Observe that if $a$ is not relatively prime with $n$, then this is impossible, as $a\cdot b$ will always be divisible by $\gcd(a,n)$ so this would mean $\gcd(a,n)|1$.

So all elements not relatively prime woth $n$ are not invertible. What about the elements of $\mathbb{Z}_n$ which are relatively prime to $n$? Well let $a$ be one of them. Take the set $\{a,2a,3a,...,(n-1)a\}$. Suppose $ia\equiv ja$ for some $i$ and $j$. This means $a\cdot|i-j|$ is divisible by $n$ so because $a$ is relatively prime to $n$, then $|i-j|$ is divisible by $n$, but $n>|i=j|$ so $|i-j|=0$ so $i=j$.

Thus, all elements of $\{a,2a,3a,...,(n-1)a\}$ are distinct$\pmod{n}$ and there are no elements divisible by $n$ in the above set (because $a\neq 0$ and $a$ and $n$ are coprime), so in the above set there must be an element $\equiv 1\pmod{n}$, thus $a$ is invertible.
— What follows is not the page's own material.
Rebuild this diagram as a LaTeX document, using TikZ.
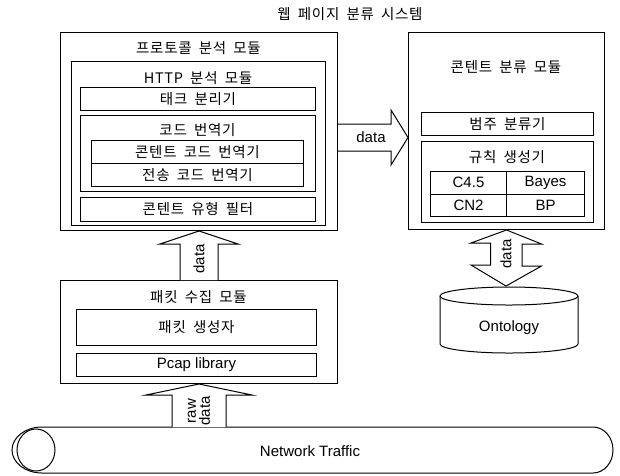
\documentclass[tikz,border=0pt]{standalone}
\usepackage{fontspec}
\setmainfont{Liberation Sans}
\newfontfamily\kr[LetterSpace=5,WordSpace=1.8]{Noto Sans CJK KR}
\usetikzlibrary{calc,positioning}

\tikzset{
  modbox/.style={draw, line width=1pt, inner sep=0pt, anchor=north west},
  kor/.style={font=\kr\fontsize{14.5}{16}\selectfont},
  lat/.style={font=\fontsize{15}{14}\selectfont},
  blkarrow/.style={draw, line width=1pt, fill=white, line join=miter},
}

\begin{document}
\begin{tikzpicture}[x=1pt, y=-1pt]
\useasboundingbox (0,0) rectangle (620,475);

% title
\node[kor] (title) at (350,14) {웹 페이지 분류 시스템};

% protocol analysis module
\node[modbox, minimum width=277pt, minimum height=198pt] (proto) at (60,32) {};
\node[kor] (protot) at (198.5,48) {프로토콜 분석 모듈};
\node[modbox, minimum width=254pt, minimum height=164pt] (http) at (71,61) {};
\node[kor] (httpt) at (198,78) {HTTP 분석 모듈};
\node[modbox, kor, minimum width=235pt, minimum height=23pt] (tag) at (80,87) {태크 분리기};
\node[modbox, minimum width=235pt, minimum height=76pt] (code) at (80,115) {};
\node[kor] (codet) at (197.5,130) {코드 번역기};
\node[modbox, kor, minimum width=212pt, minimum height=23pt] (ccode) at (91,140) {콘텐트 코드 번역기};
\node[modbox, kor, minimum width=212pt, minimum height=23pt] (tcode) at (91,163) {전송 코드 번역기};
\node[modbox, kor, minimum width=235pt, minimum height=24pt] (filt) at (80,197) {콘텐트 유형 필터};

% content classification module
\node[modbox, minimum width=196pt, minimum height=197pt] (cls) at (408,32) {};
\node[kor] (clst) at (506,67) {콘텐트 분류 모듈};
\node[modbox, kor, minimum width=172pt, minimum height=23pt] (cat) at (421,112) {범주 분류기};
\node[modbox, minimum width=172pt, minimum height=81pt] (rule) at (421,141) {};
\node[kor] (rulet) at (507,157) {규칙 생성기};
\node[modbox, lat, minimum width=76pt, minimum height=22.5pt] (c45) at (430,171) {C4.5};
\node[modbox, lat, minimum width=78pt, minimum height=22.5pt] (bayes) at (506,171) {Bayes};
\node[modbox, lat, minimum width=76pt, minimum height=22.5pt] (cn2) at (430,193.5) {CN2};
\node[modbox, lat, minimum width=78pt, minimum height=22.5pt] (bp) at (506,193.5) {BP};

% packet capture module
\node[modbox, minimum width=277pt, minimum height=103pt] (pkt) at (60,280) {};
\node[kor] (pktt) at (198.5,297) {패킷 수집 모듈};
\node[modbox, kor, minimum width=240pt, minimum height=36pt] (gen) at (76,309) {패킷 생성자};
\node[modbox, lat, minimum width=240pt, minimum height=23pt] (pcap) at (76,353) {Pcap library};

% ontology
\draw[line width=1pt, fill=white] (440,296) -- (440,344) arc[start angle=180, end angle=360, x radius=69pt, y radius=9pt] -- (578,296);
\draw[line width=1pt] (509,296) ellipse [x radius=69pt, y radius=9pt];
\node[lat] (onto) at (509,328) {Ontology};
\coordinate (ontotop) at (506,286);

% network traffic
\draw[line width=1pt] (42,427) -- (593,427) arc[start angle=90, end angle=-90, x radius=20pt, y radius=23pt] -- (42,473) arc[start angle=270, end angle=90, x radius=30pt, y radius=23pt] -- cycle;
\draw[line width=1pt] (36,450) ellipse [x radius=19pt, y radius=21pt];
\node[lat] (net) at (310,451) {Network Traffic};
\coordinate (nettop) at (199,427);

% data arrows
\draw[blkarrow] ($(pkt.north)+(-19,0)$) -- ($(proto.south)+(-19,13)$) -- ($(proto.south)+(-39,13)$) -- (proto.south) -- ($(proto.south)+(39,13)$) -- ($(proto.south)+(19,13)$) -- ($(pkt.north)+(19,0)$);
\node[lat, rotate=90] (d1) at ($(proto.south)+(0,28)$) {data};

\draw[blkarrow] (proto.east |- 0,124) -- ($(cls.west |- 0,124)+(-17,0)$) -- ($(cls.west |- 0,110)+(-17,0)$) -- (cls.west |- 0,137.5) -- ($(cls.west |- 0,165)+(-17,0)$) -- ($(cls.west |- 0,151)+(-17,0)$) -- (proto.east |- 0,151);
\node[lat] (d2) at (371,137) {data};

\draw[blkarrow] (cls.south) -- ++(35,14) -- ++(-19.5,0) -- ++(0,22) -- ++(19.5,0) -- (ontotop) -- ++(-35,-21) -- ++(19.5,0) -- ++(0,-22) -- ++(-19.5,0) -- cycle;
\node[lat, rotate=90] (d3) at (506,254) {data};

\coordinate (rawtip) at (nettop |- pkt.south);
\draw[blkarrow] ($(nettop)+(-27,0)$) -- ($(rawtip)+(-27,11)$) -- ($(rawtip)+(-53,11)$) -- (rawtip) -- ($(rawtip)+(53,11)$) -- ($(rawtip)+(27,11)$) -- ($(nettop)+(27,0)$);
\node[lat, rotate=90, align=center] (d4) at ($(rawtip)+(0,27)$) {raw\\data};
\end{tikzpicture}
\end{document}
So the invertible elements in $\mathbb{Z}_n$ are all the numbers smaller than $n$, which are coprime to $n$. The number of such elements is $\varphi(n)$

Answer 2

Let $\varphi(n) = \{a\in \mathbb{Z}_n : a \text{ is invertible}\} = \{a\in \mathbb{Z}_n : \gcd(a,n) = 1\}.$

If $n=p_1^{e_1} \cdots p_s^{e_s}$ is the prime factorization of $n$, then (one can prove that) $$\varphi(n) = n\prod_{k=1}^{s}\Big(1-\dfrac{1}{p_k}\Big).$$

For $n=990,$ we have that $n=2\cdot3^2\cdot5\cdot11$, so $$\varphi(990)=990\cdot\Big(1-\dfrac{1}{2}\Big)\cdot\Big(1-\dfrac{1}{3}\Big)\cdot\Big(1-\dfrac{1}{5}\Big)\cdot\Big(1-\dfrac{1}{11}\Big)=240.$$

Answer 3

For $k$ to be invertible in $\mathbb Z_n$ means there is an integer $a$ so that $ak \equiv 1 \pmod n$. And $ak\equiv 1\pmod n$ means there is an integer $b$ so that $ak = 1+bn$ which means $ak -bn = 1$.
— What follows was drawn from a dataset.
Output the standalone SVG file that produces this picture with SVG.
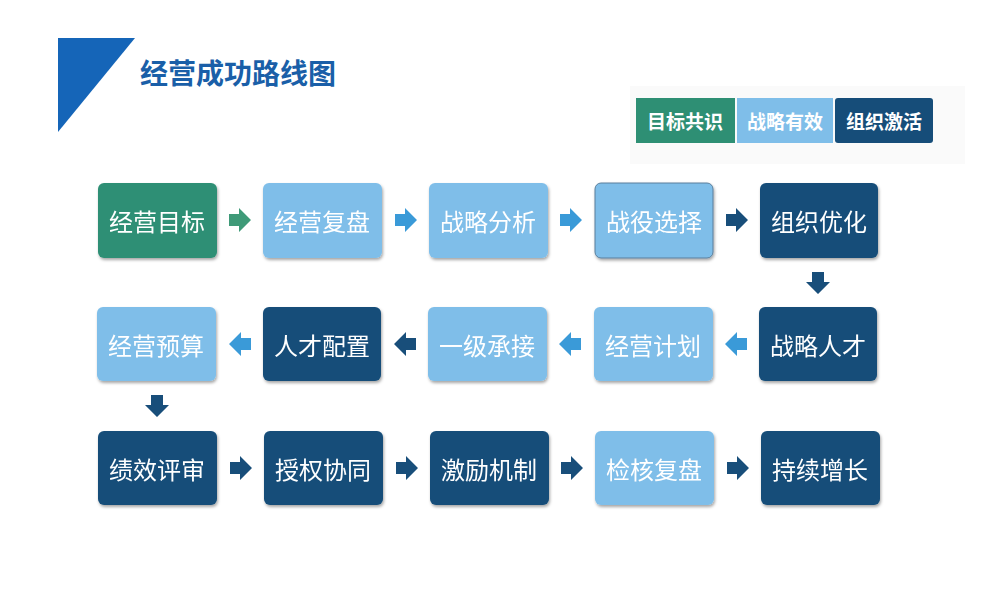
<svg xmlns="http://www.w3.org/2000/svg" width="1000" height="609" viewBox="0 0 1000 609">
<defs>
<style>
text{font-family:"Noto Sans CJK SC","Noto Sans",sans-serif;text-anchor:middle;dominant-baseline:central;fill:#fff}
.b{font-size:24px}
.g{fill:#2e8f74}.l{fill:#7fbee9}.d{fill:#164d79}
.ag{fill:#3f9a78}.al{fill:#3a9ad8}.ad{fill:#184e7a}
.lg{font-size:19px;font-weight:bold}
</style>
<filter id="s" x="-10%" y="-10%" width="120%" height="130%"><feDropShadow dx="1" dy="2" stdDeviation="1.5" flood-color="#000" flood-opacity="0.35"/></filter>
<path id="ar" d="M-11,-6 h10 v-6 l12,12 l-12,12 v-6 h-10 z"/>
<path id="dn" d="M-6,-11 v10 h-6 l12,12 l12,-12 h-6 v-10 z"/>
</defs>
<rect width="1000" height="609" fill="#fff"/>
<polygon points="58,38 135,38 58,132" fill="#1565b8"/>
<text x="140" y="72" style="font-size:28px;font-weight:bold;fill:#1a5fa8;text-anchor:start">经营成功路线图</text>
<g id="legend">
<rect x="630" y="86" width="335" height="78" fill="#fafafa"/>
<rect x="636" y="98" width="99" height="45" class="g"/><text x="685" y="120" class="lg">目标共识</text>
<rect x="737" y="98" width="96" height="45" class="l"/><text x="785" y="120" class="lg">战略有效</text>
<rect x="835" y="98" width="98" height="45" rx="3" class="d"/><text x="884" y="120" class="lg">组织激活</text>
</g>
<g id="nodes" filter="url(#s)">
<g id="n1"><rect x="98" y="183" width="119" height="75" rx="6" class="g"/><text x="157" y="220" class="b">经营目标</text></g>
<g id="n2"><rect x="263" y="183" width="119" height="75" rx="6" class="l"/><text x="322" y="220" class="b">经营复盘</text></g>
<g id="n3"><rect x="429" y="183" width="119" height="75" rx="6" class="l"/><text x="488" y="220" class="b">战略分析</text></g>
<g id="n4"><rect x="595" y="183" width="118" height="75" rx="6" class="l" stroke="#5a7f9c" stroke-width="1"/><text x="654" y="220" class="b">战役选择</text></g>
<g id="n5"><rect x="760" y="183" width="118" height="75" rx="6" class="d"/><text x="819" y="220" class="b">组织优化</text></g>
<g id="n6"><rect x="759" y="307" width="118" height="74" rx="6" class="d"/><text x="818" y="344" class="b">战略人才</text></g>
<g id="n7"><rect x="594" y="307" width="119" height="74" rx="6" class="l"/><text x="653" y="344" class="b">经营计划</text></g>
<g id="n8"><rect x="428" y="307" width="119" height="74" rx="6" class="l"/><text x="487" y="344" class="b">一级承接</text></g>
<g id="n9"><rect x="263" y="307" width="118" height="74" rx="6" class="d"/><text x="322" y="344" class="b">人才配置</text></g>
<g id="n10"><rect x="97" y="307" width="119" height="74" rx="6" class="l"/><text x="156" y="344" class="b">经营预算</text></g>
<g id="n11"><rect x="98" y="431" width="119" height="74" rx="6" class="d"/><text x="157" y="468" class="b">绩效评审</text></g>
<g id="n12"><rect x="264" y="431" width="119" height="74" rx="6" class="d"/><text x="323" y="468" class="b">授权协同</text></g>
<g id="n13"><rect x="430" y="431" width="119" height="74" rx="6" class="d"/><text x="489" y="468" class="b">激励机制</text></g>
<g id="n14"><rect x="595" y="431" width="119" height="74" rx="6" class="l"/><text x="654" y="468" class="b">检核复盘</text></g>
<g id="n15"><rect x="761" y="431" width="119" height="74" rx="6" class="d"/><text x="820" y="468" class="b">持续增长</text></g>
</g>
<g id="connectors">
<use href="#ar" x="240" y="220" class="ag"/>
<use href="#ar" x="406" y="220" class="al"/>
<use href="#ar" x="571" y="220" class="al"/>
<use href="#ar" x="737" y="220" class="ad"/>
<use href="#dn" x="818" y="283" class="ad"/>
<use href="#ar" transform="translate(736,344) rotate(180)" class="al"/>
<use href="#ar" transform="translate(570,344) rotate(180)" class="al"/>
<use href="#ar" transform="translate(405,344) rotate(180)" class="ad"/>
<use href="#ar" transform="translate(240,344) rotate(180)" class="al"/>
<use href="#dn" x="157" y="406" class="ad"/>
<use href="#ar" x="241" y="468" class="ad"/>
<use href="#ar" x="407" y="468" class="ad"/>
<use href="#ar" x="572" y="468" class="ad"/>
<use href="#ar" x="738" y="468" class="ad"/>
</g>
</svg>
By Bezouts Lemma that is possible if and only if $k,n$ are relatively prime.

So find all the numbers $k$ so that $k$ and $990$ are relatively prime.

As $990 = 2\cdot 3^2\cdot 5\cdot 11$ this will mean find all the integers less than $990$ that are not a mulitple of $2,3,5$ or $11$.

.....

There is a function that counts the number of elements that are relatively prime to $n$ and less than $n$. It is called the Euler Totient function.

$\phi(n) = $#of integers, $k: k< n; \gcd(k,n) = 1$.

There are some formulas I won't prove but:

• If $n = mp$ and $\gcd(m,p) = 1$ then $\phi(n) = \phi(m)\phi(n)$.
• If $p$ is prime $\phi(p) = p-1$.
• If $n =p^k$ and $p$ is prime $\phi(p^k)= p^{k-1}(p-1)$

From those we can conclude if If $n = \prod p_i^{k_i}$ then

$\phi(n) = \prod[p_i^{k_i-1}(p_k-1)] = n\prod\limits_{p\text{ prime};p|n}(1-\frac 1p)$.

So there are $\phi(990) = \phi(3^2)\phi(2)\phi(5)\phi(11) = 3^1\cdot 2\cdot 1\cdot 4\cdot 10 = 240$ such elements.

Or .... $990\prod (1-\frac 1p) = 990(1-\frac 12)(1-\frac 13)(1-\frac 15)(1-\frac 1{11})=$

$990\cdot \frac 12\cdot\frac 23\cdot\frac 45\cdot\frac {10}{11}=$

$445\cdot\frac 23\cdot\frac 45\cdot\frac {10}{11}=$

$330\cdot\frac 45\cdot\frac {10}{11}=$

$264\cdot\frac {10}{11}= 260$

...or ....

$\require{cancel}$

$990\cdot \frac 12\cdot\frac 23\cdot\frac 45\cdot\frac {10}{11}=$

$990\cdot \frac 1{\cancel 2}\cdot\frac {\cancel 2}3\cdot\frac 4{\cancel 5}\cdot\frac {\cancel{10}2}{11}=$

$990 \cdot \frac 8{33}=$

$30\cdot 8 = 240$.